One guy was really fat, the other had on all black and wore a black trenchcoat. I assumed his onstage comedy persona was some sort of serial killer or something.
“Hey, guys. I’m the host. Can I get your credits?”
They looked at me as if I embodied everything that was wrong with stand-up comedy.
“Say whatever.” The fat man muttered and walked off.
Trenchcoat guy starting listing off credits. “MTV, A&E, Conan O’Brien…”
“You were on Conan O’Brien?” I interrupted. I was a big fan of the show.

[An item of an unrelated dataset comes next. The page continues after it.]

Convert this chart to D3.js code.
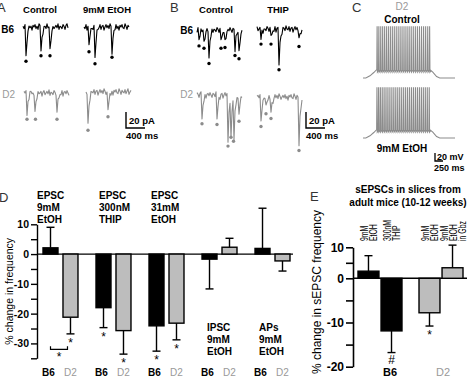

I even had an autographed Conan O’Brien picture hanging in my room in college.
“Um, yeah.” he replied.
“Er, last year.”
“Who were the other guests?” It was an innocent question hoping he would later tell me all about it and bond an old veteran comic with an up and coming star.
It never occurred to me that maybe he was LYING about his credits and I was pretty much calling him on it in front of a girl he was trying to nail.
“Just say it, all right!” He slammed his drink down and stormed away.
That night was an awkward night of comedy and probably shaped the next few years of my life. The audience was nice, but I don’t think they had ever seen a South Asian guy, especially one doing comedy. I remember opening up with, “Hey guys, I’m not a comic, I work at the gas station across the street and they asked me to do some time.” I heard a guy in the front row go, “I’ve never seen him at the gas station.”
I was also reprimanded later for going over my time and threatened that I would never work the Wisecracker comedy circuit again. “Promise?” I asked.
They ended up cancelling the second show because nobody showed up. When I finally got back to NY, after all expenses, I made six dollars! I was rich!!!
I’m pretty sure comedy on the road is a lot more fun that this. In fact, I know it is. But I did have a revelation that night. If I was going to be funny for a career, I had to find a medium that reached as many people as possible, and not a microphone in Scranton, Pennsylvania. Even in NY. Had to get out of there, take my shot. Take risks, no regrets.
6 dollars is great, but it'll take at least 10 for me to sellout my dreams.